Volant: Frégate de 200 tonneaux, dont la construction traînait à Caudan depuis 1752, armée en 1758; partie le 7 mars 1758; prise le 15 mai 1758.
Carte générale des environs de Lorient et du Port-Louis : vue partielle concernant Caudan (zone correspondant à une partie de la future commune de Lanester) datant de 1758.
Vers 1756, son autre frère Bertrand DANET [23/5/1730 Séné- 4/7/1789 Caudan] vient s'installer avec son épouse à Caudan. La naissance de ses enfants permet de dater son arrivée.
De 1746 à 1759, le chantier des frères Danet a livré 45 bâtiments pour une facture globale de 300 000 livres. [trouver des sources postérieures]
L'acte de baptême de Jan Marie DANET, [20/1/1760-1/3/1762], montre que son père Bertrand est charpentier à l'Anse de Caudan. Ses oncles Louis et Joseph savent signer.

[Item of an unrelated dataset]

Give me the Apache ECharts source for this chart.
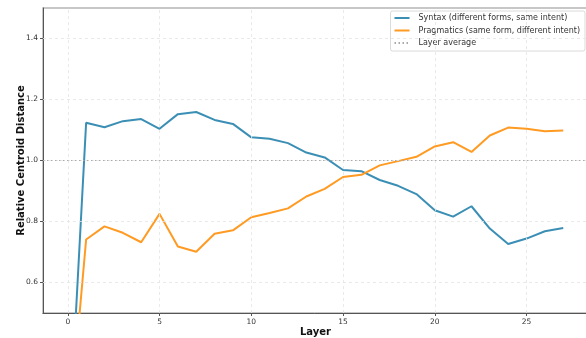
<!DOCTYPE html>
<html>
<head>
<meta charset="utf-8">
<script src="https://cdn.jsdelivr.net/npm/echarts@6/dist/echarts.min.js"></script>
<style>
  html, body { margin: 0; padding: 0; background: #fff; }
  #chart { width: 586px; height: 338px; }
</style>
</head>
<body>
<div id="chart"></div>
<script>
// Layer index 0..27
const layers = [0, 1, 2, 3, 4, 5, 6, 7, 8, 9, 10, 11, 12, 13, 14, 15, 16, 17, 18, 19, 20, 21, 22, 23, 24, 25, 26, 27];

// Relative centroid distance per layer
const syntaxValues = [0.00, 1.124, 1.109, 1.129, 1.136, 1.104, 1.152, 1.159, 1.133, 1.120, 1.076, 1.071, 1.057, 1.026,
  1.010, 0.969, 0.965, 0.936, 0.917, 0.890, 0.837, 0.816, 0.850, 0.777, 0.726, 0.744, 0.768, 0.779];
const pragmaticsValues = [0.06, 0.741, 0.784, 0.763, 0.732, 0.825, 0.718, 0.701, 0.760, 0.771, 0.814, 0.828, 0.843, 0.882,
  0.907, 0.946, 0.953, 0.984, 0.998, 1.012, 1.046, 1.060, 1.028, 1.082, 1.108, 1.104, 1.096, 1.098];
const layerAverage = 1.0;

// Axis ticks
const xTicks = [0, 5, 10, 15, 20, 25];
const yTicks = [0.6, 0.8, 1.0, 1.2, 1.4];

const seriesNames = {
  syntax: 'Syntax (different forms, same intent)',
  pragmatics: 'Pragmatics (same form, different intent)',
  average: 'Layer average'
};

const pairs = vals => layers.map((l, i) => [l, vals[i]]);

const gridLineStyle = { color: '#e4e4e4', width: 0.8, type: [3, 3] };
const avgLineStyle = { color: '#aaaaaa', width: 1.2, type: [1.5, 2.5] };

const chart = echarts.init(document.getElementById('chart'), null, { renderer: 'canvas' });
chart.setOption({
  animation: false,
  backgroundColor: '#fff',
  grid: {
    left: 43, top: 8, right: -2, bottom: 25,
    outerBoundsMode: 'none', containLabel: false,
    show: true, borderColor: '#b5b5b5', borderWidth: 1.5, backgroundColor: 'transparent'
  },
  legend: {
    orient: 'vertical',
    right: 1, top: 11,
    itemWidth: 15, itemHeight: 6, itemGap: 4.5,
    padding: [3, 5, 4, 3],
    backgroundColor: 'rgba(255,255,255,0.9)',
    borderColor: '#d0d0d0', borderWidth: 0.8, borderRadius: 2,
    itemStyle: { opacity: 0 },
    textStyle: { fontFamily: 'DejaVu Sans', fontSize: 8, color: '#333', padding: [0, 0, 0, 4] },
    data: [seriesNames.syntax, seriesNames.pragmatics, seriesNames.average]
  },
  xAxis: {
    type: 'value',
    min: -1.35, max: 28.35,
    name: 'Layer', nameLocation: 'middle', nameGap: 14, nameMoveOverlap: false,
    nameTextStyle: { fontFamily: 'DejaVu Sans', fontSize: 10, fontWeight: 'bold', color: '#111' },
    axisLine: { show: true, onZero: false, lineStyle: { color: '#555', width: 1 } },
    axisTick: { show: true, length: 3, customValues: xTicks, lineStyle: { color: '#555' } },
    axisLabel: { customValues: xTicks, margin: 5, fontFamily: 'DejaVu Sans', fontSize: 7.5, color: '#333' },
    splitLine: { show: false }
  },
  yAxis: {
    type: 'value',
    min: 0.5, max: 1.5,
    name: 'Relative Centroid Distance', nameLocation: 'middle', nameGap: 17, nameMoveOverlap: false,
    nameTextStyle: { fontFamily: 'DejaVu Sans', fontSize: 10, fontWeight: 'bold', color: '#111' },
    axisLine: { show: true, onZero: false, lineStyle: { color: '#555', width: 1 } },
    axisTick: { show: true, length: 3, customValues: yTicks, lineStyle: { color: '#555' } },
    axisLabel: { customValues: yTicks, margin: 5, fontFamily: 'DejaVu Sans', fontSize: 7.5, color: '#333',
      formatter: v => v.toFixed(1) },
    splitLine: { show: false }
  },
  series: [
    {
      // grid lines drawn at the tick positions
      type: 'line', name: 'grid', data: [], silent: true, z: 0,
      markLine: {
        silent: true, symbol: 'none', label: { show: false },
        lineStyle: gridLineStyle,
        data: xTicks.map(v => ({ xAxis: v })).concat(yTicks.map(v => ({ yAxis: v })))
      }
    },
    {
      name: seriesNames.syntax, type: 'line', data: pairs(syntaxValues),
      showSymbol: false, symbol: 'none', clip: true, z: 3,
      lineStyle: { color: '#3B8FB5', width: 2 }, itemStyle: { color: '#3B8FB5' }
    },
    {
      name: seriesNames.pragmatics, type: 'line', data: pairs(pragmaticsValues),
      showSymbol: false, symbol: 'none', clip: true, z: 3,
      lineStyle: { color: '#FF9A22', width: 2 }, itemStyle: { color: '#FF9A22' }
    },
    {
      name: seriesNames.average, type: 'line', data: [], symbol: 'none', z: 2,
      lineStyle: avgLineStyle, itemStyle: { color: '#aaaaaa' },
      markLine: {
        silent: true, symbol: 'none', label: { show: false },
        lineStyle: avgLineStyle,
        data: [{ yAxis: layerAverage }]
      }
    }
  ]
});
</script>
</body>
</html>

Joseph perd son épouse cette même année 1760 et se remarie en 1765 avec Magdelaine LE GAL, dont il aura 5 enfants tous nés à Caudan dans l'Anse. L'acte de décès de sa fille Michelle le 1/10/1784, à "La Batterie" en Caudan, permet d'attester que la famille Danet est toujours présente sur les chantiers.
Le 7/11/1762, sa fille Anne épouse Louis Olivier LE PAN, dont les enfants travailleront sur des chantier de Caudan. Louis DANET, malade depuis quelques années, décède en mars 1770 à l'âge de 52 ans. Son acte indique le mot "maître"; Joseph DANET décède en mai 1775 à l'âge de 49 ans; son frère Bertrand DANET décède à la veille de la Révolution en juillet 1789 à l'âge de 59 ans.

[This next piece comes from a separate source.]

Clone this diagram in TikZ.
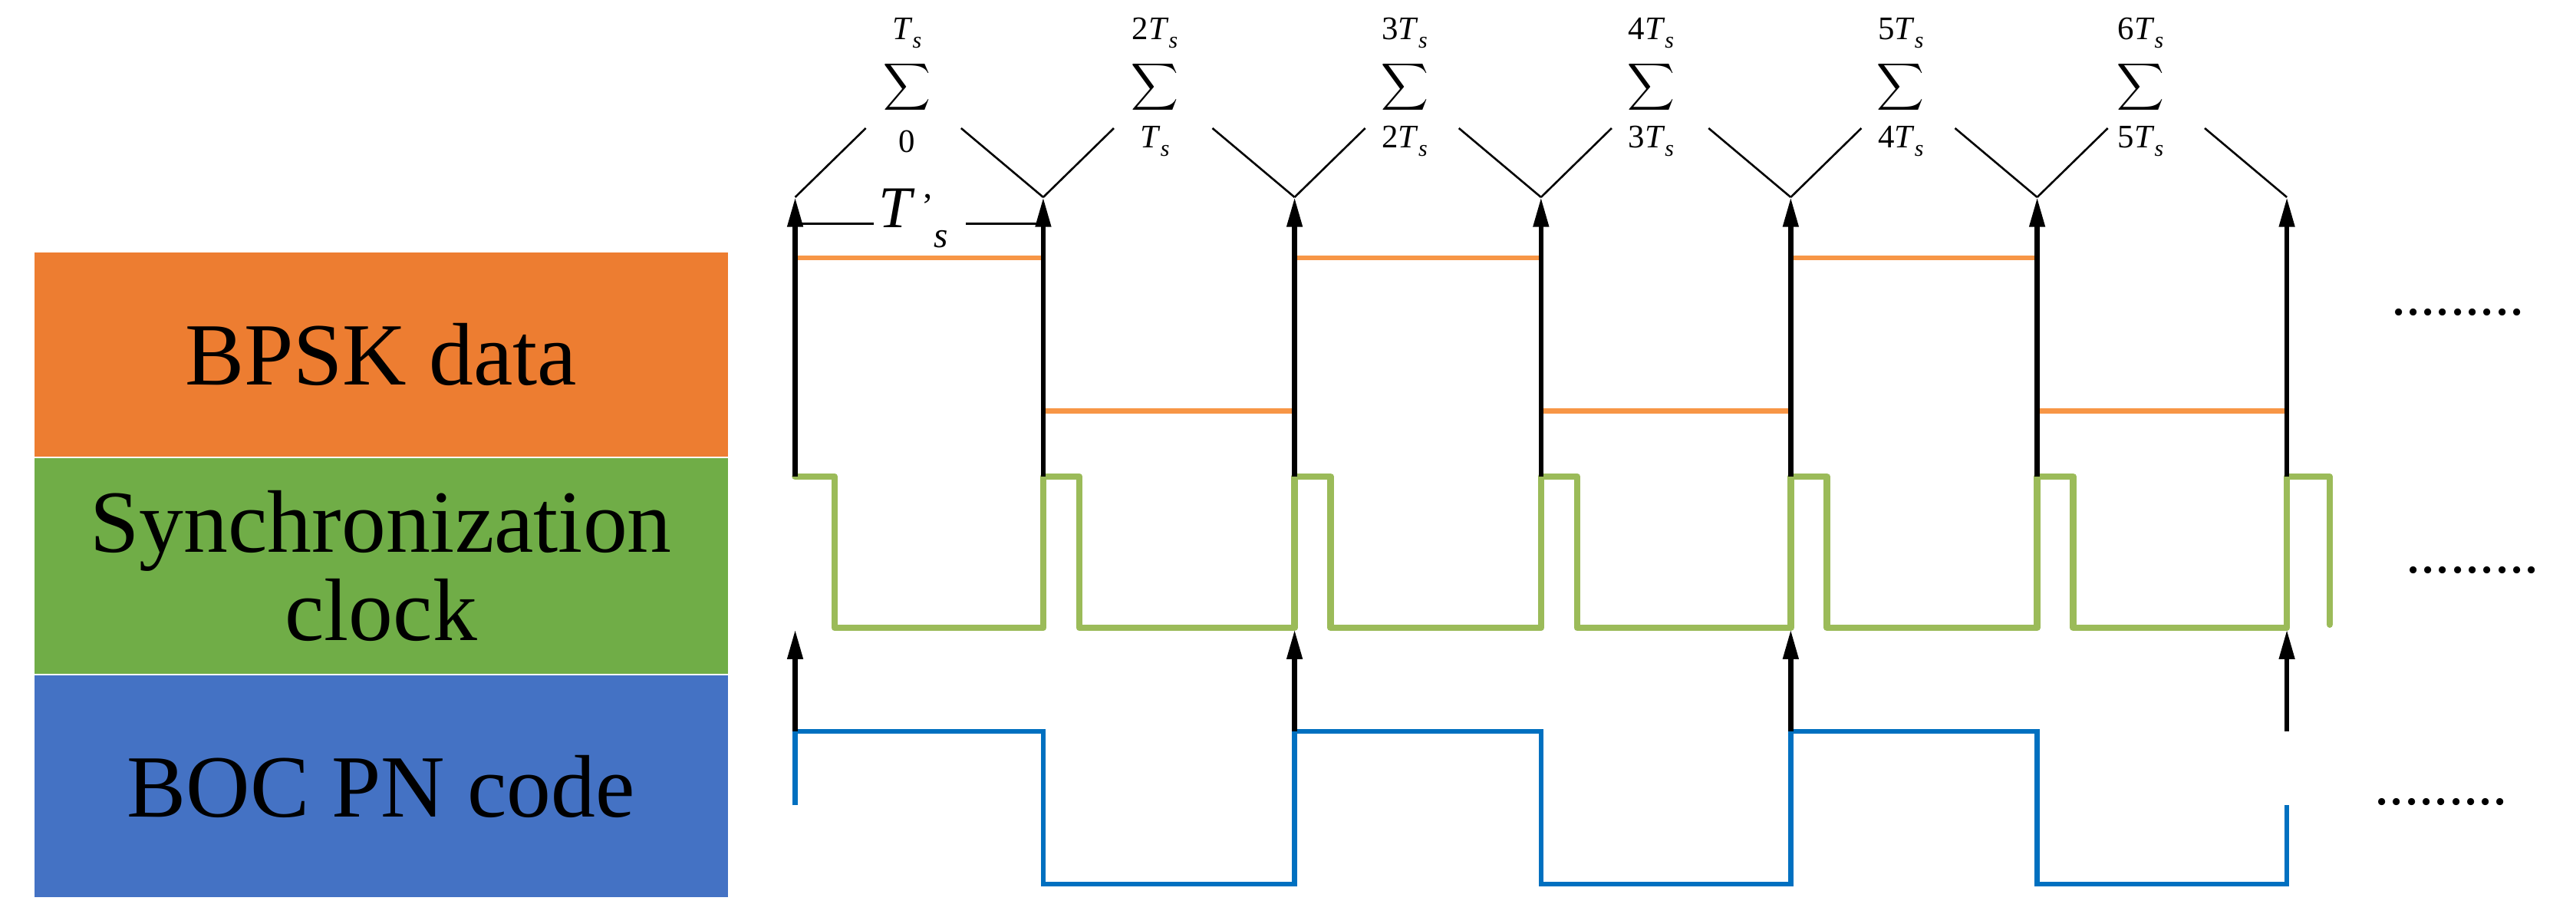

Au premier plan de ce tableau, les quais aménagés sur la rive gauche du Scorff, où étaient les chantiers de construction navales
Mais la présence des charpentiers sinagots DANET à Caudan ne s'arrête pas au décès des pionners. Leur enfants seront également charpentiers de marine comme l'indique cette généalogie. [rechercher document sur le bateaux construits]

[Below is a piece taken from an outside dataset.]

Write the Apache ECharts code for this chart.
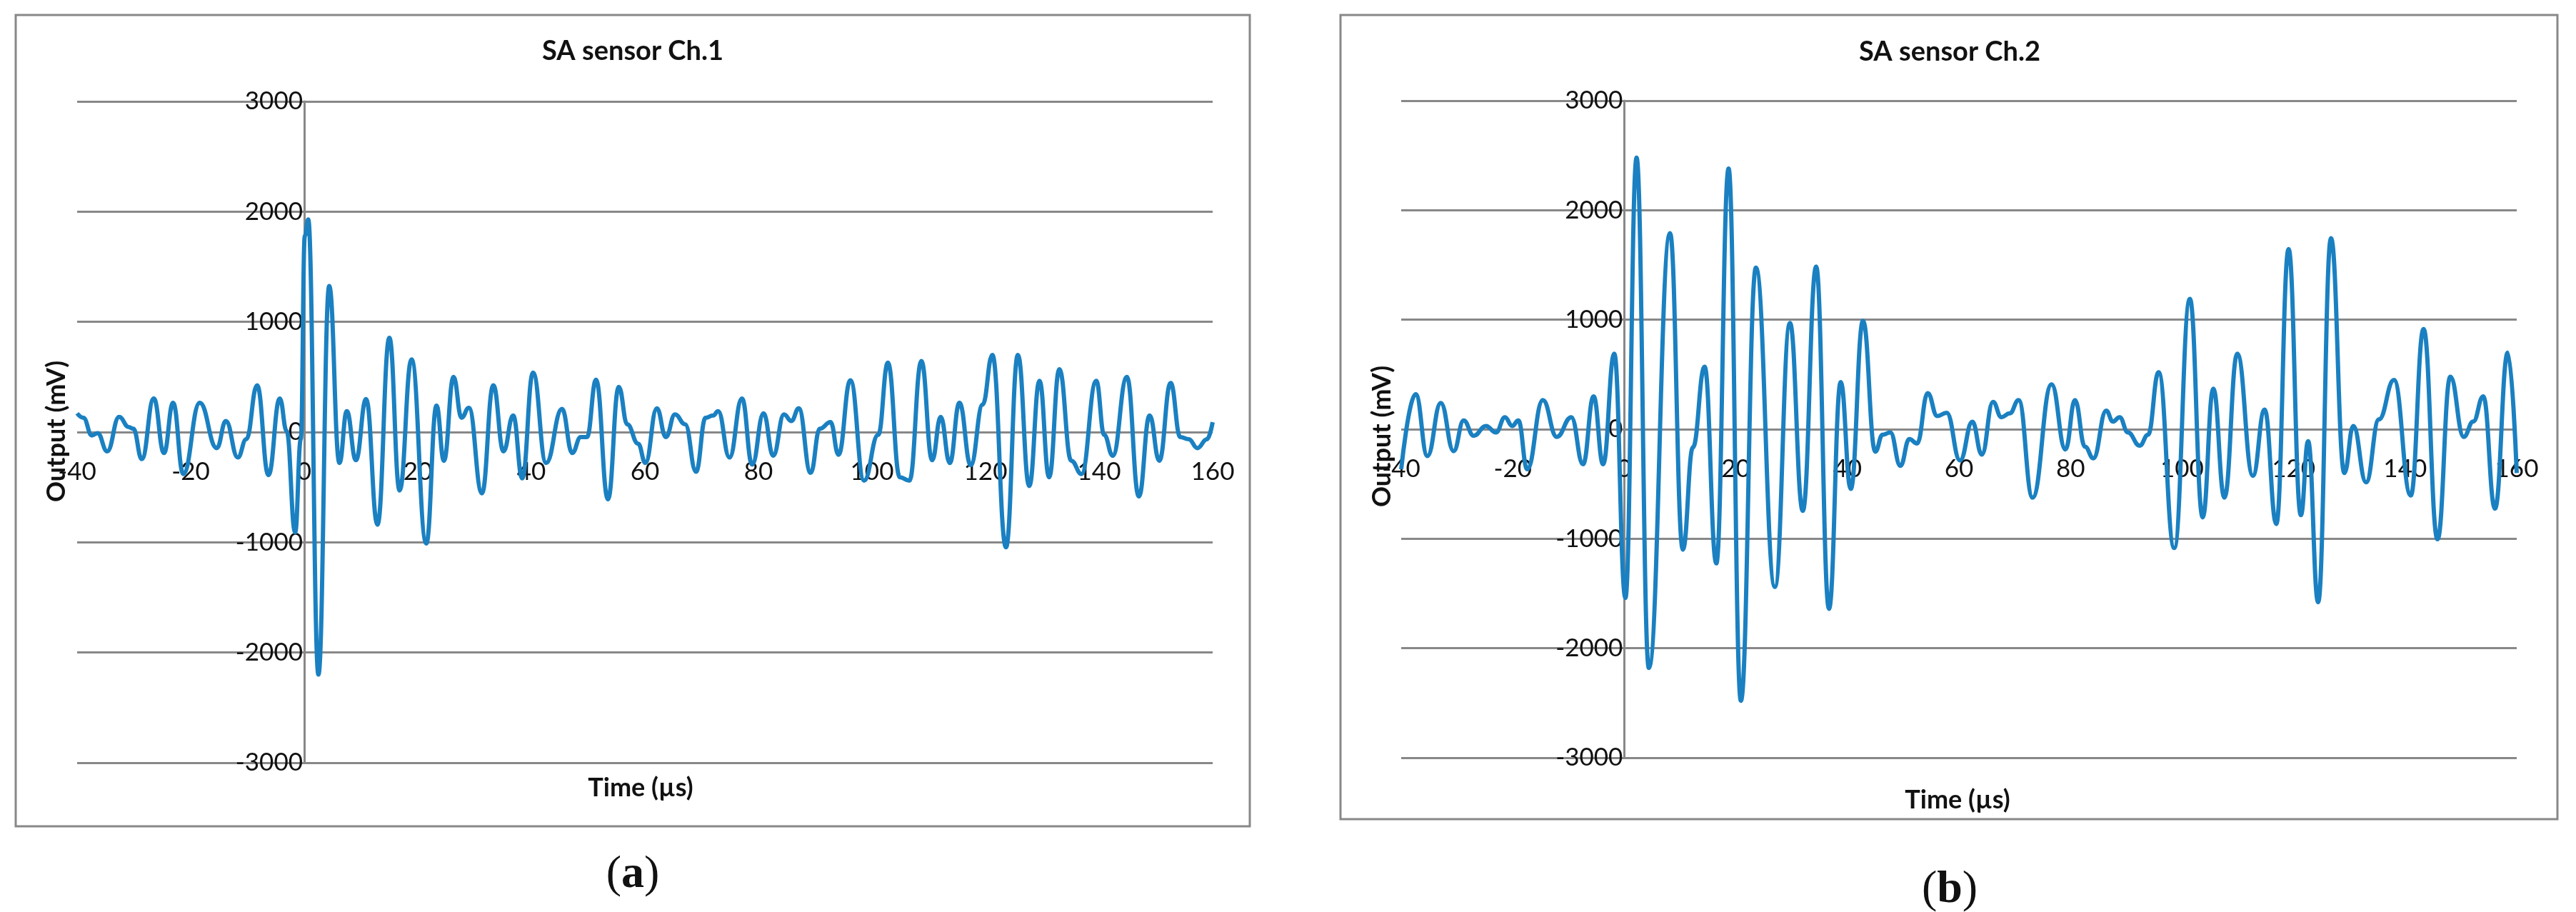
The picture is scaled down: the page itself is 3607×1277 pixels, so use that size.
<!DOCTYPE html>
<html>
<head>
<meta charset="utf-8">
<script src="https://cdn.jsdelivr.net/npm/echarts@6/dist/echarts.min.js"></script>
<style>html,body{margin:0;padding:0;background:#fff}#chart{width:3607px;height:1277px}</style>
</head>
<body>
<div id="chart"></div>
<script>
// SA sensor Ch.1 : time (us) / output (mV)
var ch1Time = [-40,-38.9,-37.4,-36.4,-34.7,-32.6,-30.9,-30.1,-28.6,-26.5,-24.7,-23.1,-21.3,-18.4,-15.4,-13.8,-11.7,-10.2,-8.3,-6.3,-4.3,-3.1,-1.6,-0.6,0.1,0.7,2.5,4.4,6.2,7.5,9.1,10.9,12.9,15.0,16.8,18.9,21.5,23.3,24.6,26.3,27.7,29.0,31.3,33.3,35.1,36.8,38.4,40.3,42.6,45.4,47.2,48.7,49.8,51.4,53.5,55.4,56.9,58.8,60.1,62.1,63.7,65.3,67.1,69.0,70.7,72.0,72.9,74.9,77.1,78.9,80.9,82.6,84.5,85.8,87.1,89.2,90.8,92.7,94.1,96.2,98.6,101.1,102.8,104.9,106.6,108.7,110.6,112.1,113.7,115.4,117.4,119.5,121.2,123.6,125.7,127.7,129.5,131.2,133.0,135.1,136.9,139.5,140.9,142.4,144.9,147.0,148.9,150.6,152.6,154.3,155.8,157.3,159.0,160];
var ch1Value = [170,130,-30,-10,-175,137,45,30,-245,305,-190,265,-380,265,-145,100,-230,-65,425,-390,305,10,-910,-65,1780,1930,-2200,1325,-280,190,-255,300,-840,855,-530,660,-1010,240,-260,500,130,220,-555,425,-175,150,-420,540,-280,210,-190,-45,-45,475,-610,410,70,-105,-280,215,-45,160,70,-360,130,150,190,-230,305,-295,170,-215,160,100,215,-370,30,90,-205,470,-440,-25,630,-410,-440,645,-255,137,-280,265,-300,250,700,-1045,700,-490,465,-410,570,-260,-380,465,-25,-215,500,-585,150,-260,445,-45,-65,-145,-65,90];

// SA sensor Ch.2
var ch2Time = [-40,-37.4,-35.3,-32.9,-30.6,-28.8,-27.0,-24.8,-23.0,-21.4,-20.1,-19.0,-17.4,-14.6,-12.1,-9.5,-7.4,-5.5,-3.8,-1.8,0.2,2.2,4.4,8.2,10.5,12.3,14.4,16.5,18.7,20.9,23.6,27.0,29.7,32.0,34.4,36.7,38.8,40.6,42.8,45.0,46.3,47.7,49.5,51.1,52.5,54.4,56.1,57.8,60.2,62.4,64.1,66.1,67.6,69.1,70.7,73.2,76.6,79.1,80.8,82.6,84.1,86.4,87.6,88.8,90.3,92.4,93.9,95.8,98.6,101.4,103.7,105.6,107.6,109.9,112.7,114.8,116.9,119.1,121.3,122.6,124.4,126.7,129.1,130.7,133.0,135.3,138.0,141.0,143.3,145.8,148.1,150.5,152.2,154.0,156.1,158.4,160];
var ch2Value = [-365,320,-245,240,-200,80,-60,30,-30,110,30,80,-365,265,-70,110,-320,300,-320,690,-1540,2480,-2180,1790,-1100,-165,570,-1225,2380,-2480,1475,-1440,970,-745,1485,-1640,430,-545,990,-205,-50,-30,-335,-90,-130,330,120,150,-285,68,-232,250,110,145,265,-625,410,-185,265,-160,-265,170,70,110,-30,-150,-50,520,-1085,1190,-805,370,-625,690,-425,180,-865,1645,-785,-110,-1580,1745,-400,30,-485,90,450,-605,915,-1005,480,-70,70,300,-725,700,-400];

var xTicks = [-40,-20,0,20,40,60,80,100,120,140,160];
var yTicks = [-3000,-2000,-1000,0,1000,2000,3000];

function pairs(t, v) {
  var out = [];
  for (var i = 0; i < t.length; i++) out.push([t[i], v[i]]);
  return out;
}

var font = 'Lato';
var grids = [
  {left: 108, right: 1909, top: 142, height: 926},
  {left: 1962, right: 83, top: 141, height: 920}
];
var gridW = [3607 - 108 - 1909, 3607 - 1962 - 83];

// axes sit at value 0 of the other axis (moved inward with offset)
function xAxisFor(i) {
  var xMin = xTicks[0], xMax = xTicks[xTicks.length - 1];
  return {
    type: 'value', gridIndex: i, min: xMin, max: xMax, interval: 20,
    position: 'bottom', offset: -grids[i].height * (0 - yTicks[0]) / (yTicks[yTicks.length - 1] - yTicks[0]),
    axisLine: {onZero: false, show: false},
    axisTick: {show: false},
    axisLabel: {color: '#111', fontSize: 35, fontFamily: font, margin: 38},
    splitLine: {show: false}
  };
}
function yAxisFor(i) {
  var xMin = xTicks[0], xMax = xTicks[xTicks.length - 1];
  return {
    type: 'value', gridIndex: i, min: yTicks[0], max: yTicks[yTicks.length - 1], interval: 1000,
    position: 'left', offset: -gridW[i] * (0 - xMin) / (xMax - xMin),
    axisLine: {show: true, onZero: false, lineStyle: {color: '#888', width: 3}},
    axisTick: {show: false},
    axisLabel: {color: '#111', fontSize: 35, fontFamily: font, margin: 2,
      formatter: function (v) { return String(v); }},
    splitLine: {lineStyle: {color: '#888', width: 3}}
  };
}
function seriesFor(i, data) {
  return {
    type: 'line', xAxisIndex: i, yAxisIndex: i, data: data,
    smooth: 0.45, smoothMonotone: 'x', symbol: 'none',
    lineStyle: {color: '#1a80c1', width: 6}
  };
}

function txt(x, y, s, size, opt) {
  var st = {text: s, x: x, y: y, fill: '#111', fontSize: size, fontFamily: font,
    align: 'center', verticalAlign: 'middle'};
  for (var k in opt) st[k] = opt[k];
  return {type: 'text', z: 10, style: st};
}

var myChart = echarts.init(document.getElementById('chart'));
var option = {
  backgroundColor: '#fff',
  animation: false,
  grid: grids,
  xAxis: [xAxisFor(0), xAxisFor(1)],
  yAxis: [yAxisFor(0), yAxisFor(1)],
  series: [seriesFor(0, pairs(ch1Time, ch1Value)), seriesFor(1, pairs(ch2Time, ch2Value))],
  graphic: [
    {type: 'rect', shape: {x: 22, y: 21, width: 1728, height: 1136}, style: {fill: 'none', stroke: '#888', lineWidth: 3}},
    {type: 'rect', shape: {x: 1877, y: 21, width: 1704, height: 1126}, style: {fill: 'none', stroke: '#888', lineWidth: 3}},
    txt(886, 72, 'SA sensor Ch.1', 38, {fontWeight: 'bold'}),
    txt(2730, 73, 'SA sensor Ch.2', 38, {fontWeight: 'bold'}),
    txt(897, 1103, 'Time (µs)', 36, {fontWeight: 'bold'}),
    txt(2741, 1120, 'Time (µs)', 36, {fontWeight: 'bold'}),
    {type: 'text', z: 10, x: 79, y: 604, rotation: Math.PI / 2,
      style: {text: 'Output (mV)', fill: '#111', fontSize: 36, fontFamily: font, fontWeight: 'bold', align: 'center', verticalAlign: 'middle'}},
    {type: 'text', z: 10, x: 1935, y: 611, rotation: Math.PI / 2,
      style: {text: 'Output (mV)', fill: '#111', fontSize: 36, fontFamily: font, fontWeight: 'bold', align: 'center', verticalAlign: 'middle'}},
    {type: 'text', z: 10, style: {text: '({b|a})', x: 886, y: 1225, fill: '#111', fontSize: 64, fontFamily: 'Liberation Serif', align: 'center', verticalAlign: 'middle',
      rich: {b: {fontSize: 64, fontFamily: 'Liberation Serif', fontWeight: 'bold', fill: '#111'}}}},
    {type: 'text', z: 10, style: {text: '({b|b})', x: 2730, y: 1246, fill: '#111', fontSize: 64, fontFamily: 'Liberation Serif', align: 'center', verticalAlign: 'middle',
      rich: {b: {fontSize: 64, fontFamily: 'Liberation Serif', fontWeight: 'bold', fill: '#111'}}}}
  ]
};
myChart.setOption(option);
</script>
</body>
</html>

Une autre branche de la famille DANET restée à Séné va également avoir une descendance dans la construction maritime. A la mort de Julien DANET vers 1760, c'est sa fille Perrine DANET qui "transmet l'activité" à son mari Joseph MARTIN. Les Martin poursuivront pendant 150 ans et 4 générations la consruction de bateaux à Séné.